Ideally, he’d like Martin Rapaport to produce it, though he doubts Rapaport would ever agree.
Sure enough, Rapaport wasn’t interested. “Would I be serving my customers by publishing once a year?” Rapaport asked me. “What if the discount hit 80, 90 percent? You can’t just have a price list for sellers. I owe it to the buyers. Most sellers do not want their customers to know when diamond prices go down so they can continue to protect themselves.
“Markets move around,” he continues. “If we see changes in the market that are significant, we are going to reflect them. We don’t change the benchmark just on a whim every week. We look at the market in tremendous detail. We are careful about how we change the prices…. Right now we think diamond prices are on the way down, but we will probably drop [the list] in the right way.”
As far as the Indian RapNet alternative, Rapaport has heard that the proposed portal will list goods without prices, which to him makes no sense. “That’s like having [website] Kayak without any prices,” he says. (GJEPC did not return repeated emails for comment.)
These new schemes, of course, run counter to the global (and industry) trend of increasing transparency. My sense is that the new list and pseudo RapNet won’t be any more successful than all the other attempts to dethrone the list.
Sure, Rapaport has caused controversy; he even courts it. Today people complain he lowered prices too much. In 2004, he didn’t raise them fast enough, and in 2008 he hiked them too fast. No matter how well-intentioned, hardworking, and plugged in Rapaport is—and he is all those things—it is not logical for one man to have such a huge say in diamond prices.
And yet there must be a reason people stay with his list. Maybe it’s because, while the list was once a genuinely radical concept, today it reflects the trade’s ambivalence toward transparency.
Rapaport is right that retailers need and deserve price information and wouldn’t use a list that never changes or declines. But they also don’t want that information falling into the hands of their customers, which the Rap list has.

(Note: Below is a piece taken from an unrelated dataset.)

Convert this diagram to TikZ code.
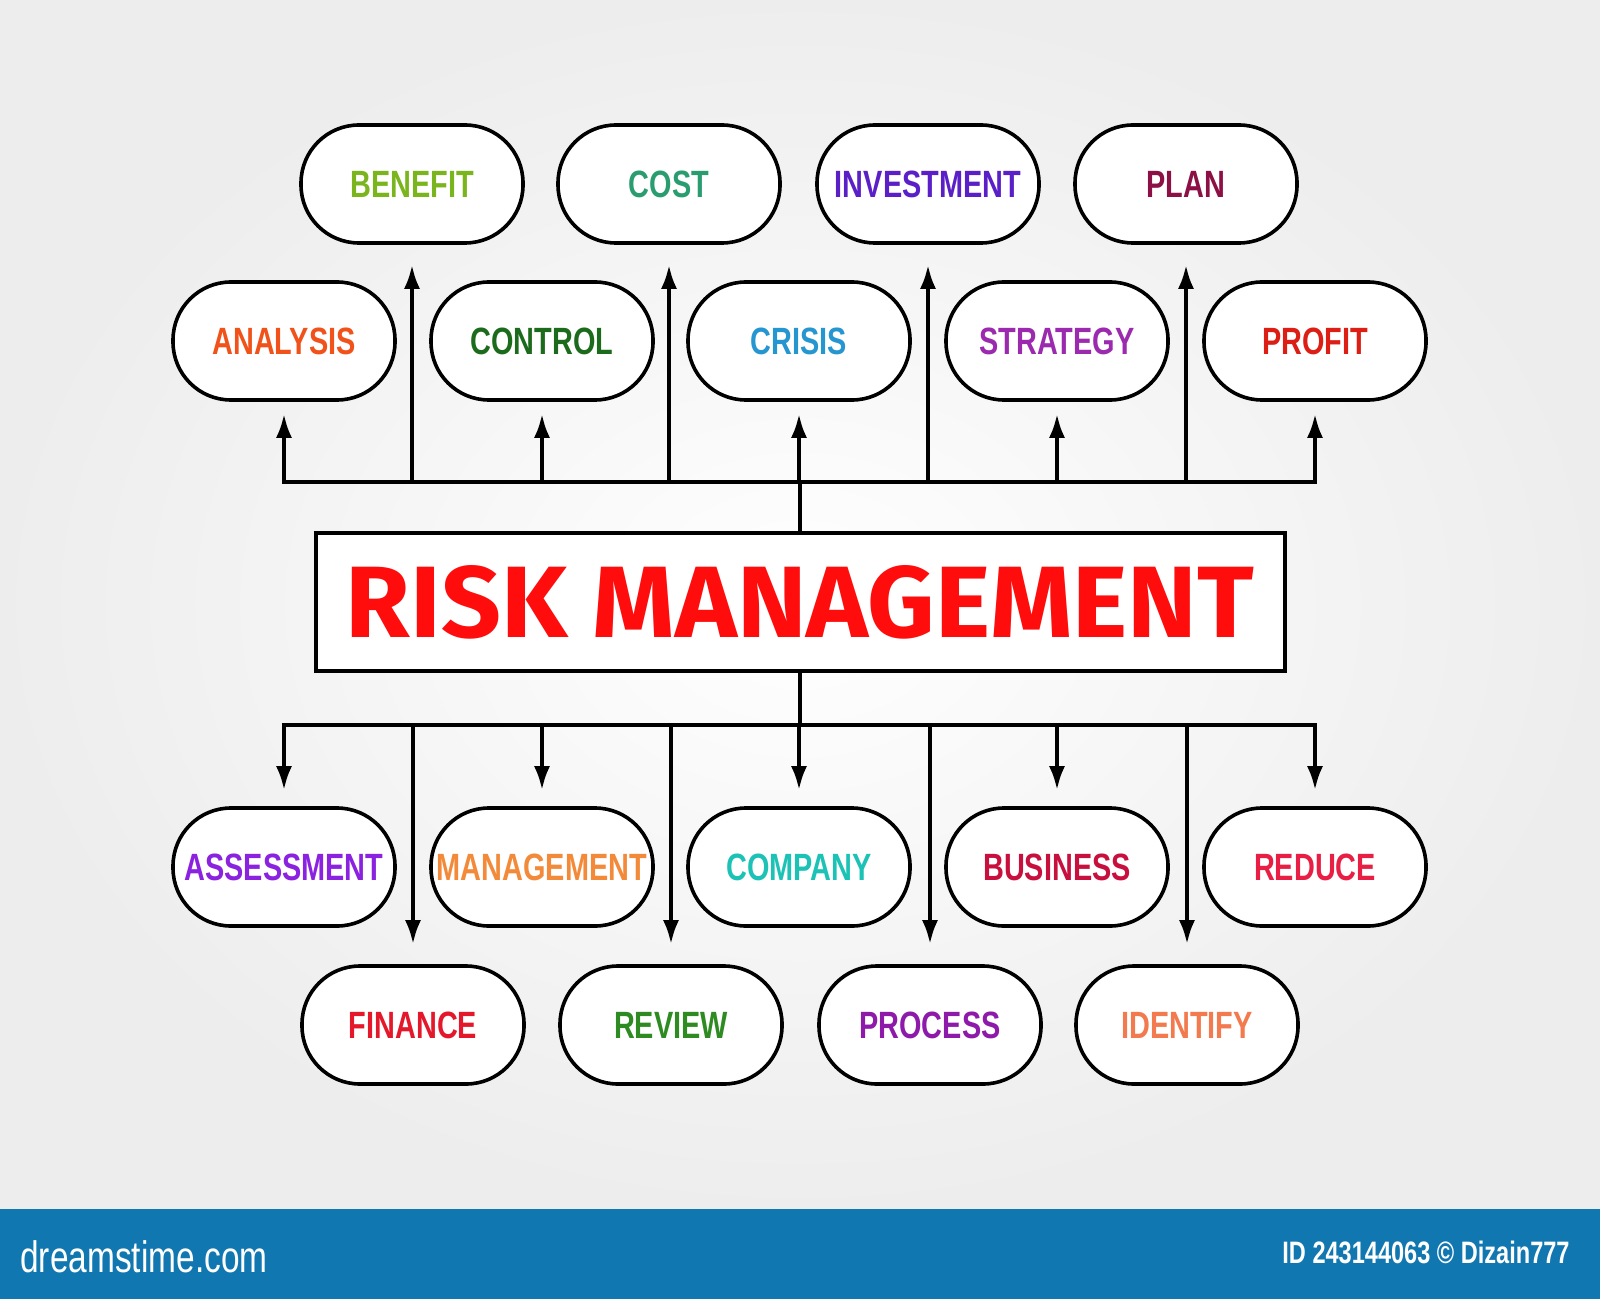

That may be why the trade favors Rapaport’s idiosyncratic and daunting-to-outsiders list over its more scientific and transparent rivals (including RapNet’s). Rap’s flagship sheet charts “high New York asking prices” and can’t be mastered without understanding its unofficial system of discounts. It’s mostly static, moving less frequently than the overall market. For all the calls for more stability, Rap’s list changes maybe once a month.
Today we have the ability to track price movements by the day, even by the minute. But the trade doesn’t seem to want that; even the Rap imitators largely follow his weekly format. The industry would rather stick with what it knows, and if that means Rapaport makes the occasional surprising or dramatic change, so be it.
So yes, many dealers will continue to be nervous on Thursday nights. For many, the alternative is scarier.